Exactly repeat the material, dropping only the pictures.

——————

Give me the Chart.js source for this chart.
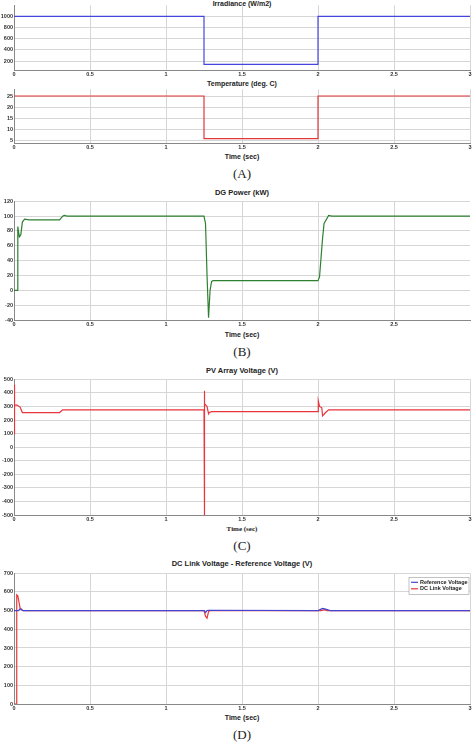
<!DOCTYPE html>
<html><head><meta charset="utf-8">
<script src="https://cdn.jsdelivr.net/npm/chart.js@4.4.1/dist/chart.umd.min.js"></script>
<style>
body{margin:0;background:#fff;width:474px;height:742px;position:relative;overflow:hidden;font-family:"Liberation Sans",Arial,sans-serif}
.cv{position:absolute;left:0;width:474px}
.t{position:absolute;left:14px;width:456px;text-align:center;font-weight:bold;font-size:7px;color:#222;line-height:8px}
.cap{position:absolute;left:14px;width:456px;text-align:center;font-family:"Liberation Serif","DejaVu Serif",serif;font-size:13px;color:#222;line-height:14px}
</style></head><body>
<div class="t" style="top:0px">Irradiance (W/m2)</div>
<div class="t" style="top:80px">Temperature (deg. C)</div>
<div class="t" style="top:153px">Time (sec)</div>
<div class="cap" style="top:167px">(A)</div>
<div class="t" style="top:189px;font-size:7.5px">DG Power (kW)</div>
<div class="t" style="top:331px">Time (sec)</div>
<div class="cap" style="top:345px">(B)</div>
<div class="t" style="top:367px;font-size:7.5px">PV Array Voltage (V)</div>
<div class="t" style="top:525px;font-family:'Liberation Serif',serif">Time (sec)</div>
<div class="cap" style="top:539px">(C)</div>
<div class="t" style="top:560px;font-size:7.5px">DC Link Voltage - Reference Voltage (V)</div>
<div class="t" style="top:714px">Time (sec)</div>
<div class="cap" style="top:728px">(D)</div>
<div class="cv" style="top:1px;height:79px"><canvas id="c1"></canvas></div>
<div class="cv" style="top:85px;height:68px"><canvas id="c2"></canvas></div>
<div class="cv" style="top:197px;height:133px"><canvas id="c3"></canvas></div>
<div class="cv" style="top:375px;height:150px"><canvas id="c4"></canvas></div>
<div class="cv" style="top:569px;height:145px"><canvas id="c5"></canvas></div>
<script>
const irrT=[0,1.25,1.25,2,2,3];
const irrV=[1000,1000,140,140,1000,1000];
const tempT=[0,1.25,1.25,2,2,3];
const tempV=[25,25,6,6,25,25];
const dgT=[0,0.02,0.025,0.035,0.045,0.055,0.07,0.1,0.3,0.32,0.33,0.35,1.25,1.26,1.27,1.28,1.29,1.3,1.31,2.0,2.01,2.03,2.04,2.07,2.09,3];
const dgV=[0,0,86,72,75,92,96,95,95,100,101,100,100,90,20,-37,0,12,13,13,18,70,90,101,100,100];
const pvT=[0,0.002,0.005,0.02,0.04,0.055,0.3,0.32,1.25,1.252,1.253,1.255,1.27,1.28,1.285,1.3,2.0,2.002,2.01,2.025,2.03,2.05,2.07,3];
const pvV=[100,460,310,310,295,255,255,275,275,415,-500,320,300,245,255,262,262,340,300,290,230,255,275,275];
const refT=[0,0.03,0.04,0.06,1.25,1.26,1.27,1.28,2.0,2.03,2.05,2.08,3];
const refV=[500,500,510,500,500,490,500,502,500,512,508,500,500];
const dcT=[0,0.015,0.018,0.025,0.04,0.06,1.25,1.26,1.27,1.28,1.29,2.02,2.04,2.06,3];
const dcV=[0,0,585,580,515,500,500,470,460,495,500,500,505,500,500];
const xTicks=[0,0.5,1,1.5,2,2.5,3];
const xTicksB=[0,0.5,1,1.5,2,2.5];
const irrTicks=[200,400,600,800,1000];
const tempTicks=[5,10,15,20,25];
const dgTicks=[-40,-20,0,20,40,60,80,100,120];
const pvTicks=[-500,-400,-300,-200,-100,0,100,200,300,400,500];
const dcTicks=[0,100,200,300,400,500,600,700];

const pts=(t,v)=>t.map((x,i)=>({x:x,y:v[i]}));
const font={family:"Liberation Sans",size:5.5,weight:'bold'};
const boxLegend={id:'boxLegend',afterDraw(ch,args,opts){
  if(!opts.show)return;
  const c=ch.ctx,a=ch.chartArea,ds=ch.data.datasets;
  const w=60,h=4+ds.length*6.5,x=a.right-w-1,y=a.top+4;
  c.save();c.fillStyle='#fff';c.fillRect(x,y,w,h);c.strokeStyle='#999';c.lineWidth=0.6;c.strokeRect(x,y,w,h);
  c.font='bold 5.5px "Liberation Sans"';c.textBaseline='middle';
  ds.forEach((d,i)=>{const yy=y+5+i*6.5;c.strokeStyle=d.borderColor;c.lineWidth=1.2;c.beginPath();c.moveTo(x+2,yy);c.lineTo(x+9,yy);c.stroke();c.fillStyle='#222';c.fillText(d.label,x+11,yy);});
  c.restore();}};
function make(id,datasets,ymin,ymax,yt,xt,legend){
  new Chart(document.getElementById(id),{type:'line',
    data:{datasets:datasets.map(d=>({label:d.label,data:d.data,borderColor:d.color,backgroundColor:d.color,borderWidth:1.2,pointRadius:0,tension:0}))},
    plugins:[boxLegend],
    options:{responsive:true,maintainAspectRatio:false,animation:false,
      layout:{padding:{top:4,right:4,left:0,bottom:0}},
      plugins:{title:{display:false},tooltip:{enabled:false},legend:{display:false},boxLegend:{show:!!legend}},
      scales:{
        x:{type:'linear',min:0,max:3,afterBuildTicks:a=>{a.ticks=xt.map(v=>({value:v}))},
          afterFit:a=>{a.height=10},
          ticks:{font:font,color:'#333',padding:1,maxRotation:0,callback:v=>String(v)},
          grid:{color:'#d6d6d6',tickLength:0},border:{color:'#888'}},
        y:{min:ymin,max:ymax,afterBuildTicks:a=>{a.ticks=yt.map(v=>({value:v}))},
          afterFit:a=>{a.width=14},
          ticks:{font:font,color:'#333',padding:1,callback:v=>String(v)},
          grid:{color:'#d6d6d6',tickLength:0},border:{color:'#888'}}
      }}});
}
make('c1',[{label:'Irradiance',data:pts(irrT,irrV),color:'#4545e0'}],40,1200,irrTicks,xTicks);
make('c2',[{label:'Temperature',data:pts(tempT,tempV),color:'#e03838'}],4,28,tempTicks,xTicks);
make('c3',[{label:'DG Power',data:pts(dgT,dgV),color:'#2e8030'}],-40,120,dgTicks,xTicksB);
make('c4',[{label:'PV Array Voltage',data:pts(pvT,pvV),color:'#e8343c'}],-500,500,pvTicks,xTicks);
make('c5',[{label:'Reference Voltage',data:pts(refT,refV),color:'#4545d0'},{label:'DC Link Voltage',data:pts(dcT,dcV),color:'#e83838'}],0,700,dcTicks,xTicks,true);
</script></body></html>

——————

Complete response -
Give me the Chart.js source for this chart.
<!DOCTYPE html>
<html><head><meta charset="utf-8">
<script src="https://cdn.jsdelivr.net/npm/chart.js@4.4.1/dist/chart.umd.min.js"></script>
<style>
body{margin:0;background:#fff;width:474px;height:742px;position:relative;overflow:hidden;font-family:"Liberation Sans",Arial,sans-serif}
.cv{position:absolute;left:0;width:474px}
.t{position:absolute;left:14px;width:456px;text-align:center;font-weight:bold;font-size:7px;color:#222;line-height:8px}
.cap{position:absolute;left:14px;width:456px;text-align:center;font-family:"Liberation Serif","DejaVu Serif",serif;font-size:13px;color:#222;line-height:14px}
</style></head><body>
<div class="t" style="top:0px">Irradiance (W/m2)</div>
<div class="t" style="top:80px">Temperature (deg. C)</div>
<div class="t" style="top:153px">Time (sec)</div>
<div class="cap" style="top:167px">(A)</div>
<div class="t" style="top:189px;font-size:7.5px">DG Power (kW)</div>
<div class="t" style="top:331px">Time (sec)</div>
<div class="cap" style="top:345px">(B)</div>
<div class="t" style="top:367px;font-size:7.5px">PV Array Voltage (V)</div>
<div class="t" style="top:525px;font-family:'Liberation Serif',serif">Time (sec)</div>
<div class="cap" style="top:539px">(C)</div>
<div class="t" style="top:560px;font-size:7.5px">DC Link Voltage - Reference Voltage (V)</div>
<div class="t" style="top:714px">Time (sec)</div>
<div class="cap" style="top:728px">(D)</div>
<div class="cv" style="top:1px;height:79px"><canvas id="c1"></canvas></div>
<div class="cv" style="top:85px;height:68px"><canvas id="c2"></canvas></div>
<div class="cv" style="top:197px;height:133px"><canvas id="c3"></canvas></div>
<div class="cv" style="top:375px;height:150px"><canvas id="c4"></canvas></div>
<div class="cv" style="top:569px;height:145px"><canvas id="c5"></canvas></div>
<script>
const irrT=[0,1.25,1.25,2,2,3];
const irrV=[1000,1000,140,140,1000,1000];
const tempT=[0,1.25,1.25,2,2,3];
const tempV=[25,25,6,6,25,25];
const dgT=[0,0.02,0.025,0.035,0.045,0.055,0.07,0.1,0.3,0.32,0.33,0.35,1.25,1.26,1.27,1.28,1.29,1.3,1.31,2.0,2.01,2.03,2.04,2.07,2.09,3];
const dgV=[0,0,86,72,75,92,96,95,95,100,101,100,100,90,20,-37,0,12,13,13,18,70,90,101,100,100];
const pvT=[0,0.002,0.005,0.02,0.04,0.055,0.3,0.32,1.25,1.252,1.253,1.255,1.27,1.28,1.285,1.3,2.0,2.002,2.01,2.025,2.03,2.05,2.07,3];
const pvV=[100,460,310,310,295,255,255,275,275,415,-500,320,300,245,255,262,262,340,300,290,230,255,275,275];
const refT=[0,0.03,0.04,0.06,1.25,1.26,1.27,1.28,2.0,2.03,2.05,2.08,3];
const refV=[500,500,510,500,500,490,500,502,500,512,508,500,500];
const dcT=[0,0.015,0.018,0.025,0.04,0.06,1.25,1.26,1.27,1.28,1.29,2.02,2.04,2.06,3];
const dcV=[0,0,585,580,515,500,500,470,460,495,500,500,505,500,500];
const xTicks=[0,0.5,1,1.5,2,2.5,3];
const xTicksB=[0,0.5,1,1.5,2,2.5];
const irrTicks=[200,400,600,800,1000];
const tempTicks=[5,10,15,20,25];
const dgTicks=[-40,-20,0,20,40,60,80,100,120];
const pvTicks=[-500,-400,-300,-200,-100,0,100,200,300,400,500];
const dcTicks=[0,100,200,300,400,500,600,700];

const pts=(t,v)=>t.map((x,i)=>({x:x,y:v[i]}));
const font={family:"Liberation Sans",size:5.5,weight:'bold'};
const boxLegend={id:'boxLegend',afterDraw(ch,args,opts){
  if(!opts.show)return;
  const c=ch.ctx,a=ch.chartArea,ds=ch.data.datasets;
  const w=60,h=4+ds.length*6.5,x=a.right-w-1,y=a.top+4;
  c.save();c.fillStyle='#fff';c.fillRect(x,y,w,h);c.strokeStyle='#999';c.lineWidth=0.6;c.strokeRect(x,y,w,h);
  c.font='bold 5.5px "Liberation Sans"';c.textBaseline='middle';
  ds.forEach((d,i)=>{const yy=y+5+i*6.5;c.strokeStyle=d.borderColor;c.lineWidth=1.2;c.beginPath();c.moveTo(x+2,yy);c.lineTo(x+9,yy);c.stroke();c.fillStyle='#222';c.fillText(d.label,x+11,yy);});
  c.restore();}};
function make(id,datasets,ymin,ymax,yt,xt,legend){
  new Chart(document.getElementById(id),{type:'line',
    data:{datasets:datasets.map(d=>({label:d.label,data:d.data,borderColor:d.color,backgroundColor:d.color,borderWidth:1.2,pointRadius:0,tension:0}))},
    plugins:[boxLegend],
    options:{responsive:true,maintainAspectRatio:false,animation:false,
      layout:{padding:{top:4,right:4,left:0,bottom:0}},
      plugins:{title:{display:false},tooltip:{enabled:false},legend:{display:false},boxLegend:{show:!!legend}},
      scales:{
        x:{type:'linear',min:0,max:3,afterBuildTicks:a=>{a.ticks=xt.map(v=>({value:v}))},
          afterFit:a=>{a.height=10},
          ticks:{font:font,color:'#333',padding:1,maxRotation:0,callback:v=>String(v)},
          grid:{color:'#d6d6d6',tickLength:0},border:{color:'#888'}},
        y:{min:ymin,max:ymax,afterBuildTicks:a=>{a.ticks=yt.map(v=>({value:v}))},
          afterFit:a=>{a.width=14},
          ticks:{font:font,color:'#333',padding:1,callback:v=>String(v)},
          grid:{color:'#d6d6d6',tickLength:0},border:{color:'#888'}}
      }}});
}
make('c1',[{label:'Irradiance',data:pts(irrT,irrV),color:'#4545e0'}],40,1200,irrTicks,xTicks);
make('c2',[{label:'Temperature',data:pts(tempT,tempV),color:'#e03838'}],4,28,tempTicks,xTicks);
make('c3',[{label:'DG Power',data:pts(dgT,dgV),color:'#2e8030'}],-40,120,dgTicks,xTicksB);
make('c4',[{label:'PV Array Voltage',data:pts(pvT,pvV),color:'#e8343c'}],-500,500,pvTicks,xTicks);
make('c5',[{label:'Reference Voltage',data:pts(refT,refV),color:'#4545d0'},{label:'DC Link Voltage',data:pts(dcT,dcV),color:'#e83838'}],0,700,dcTicks,xTicks,true);
</script></body></html>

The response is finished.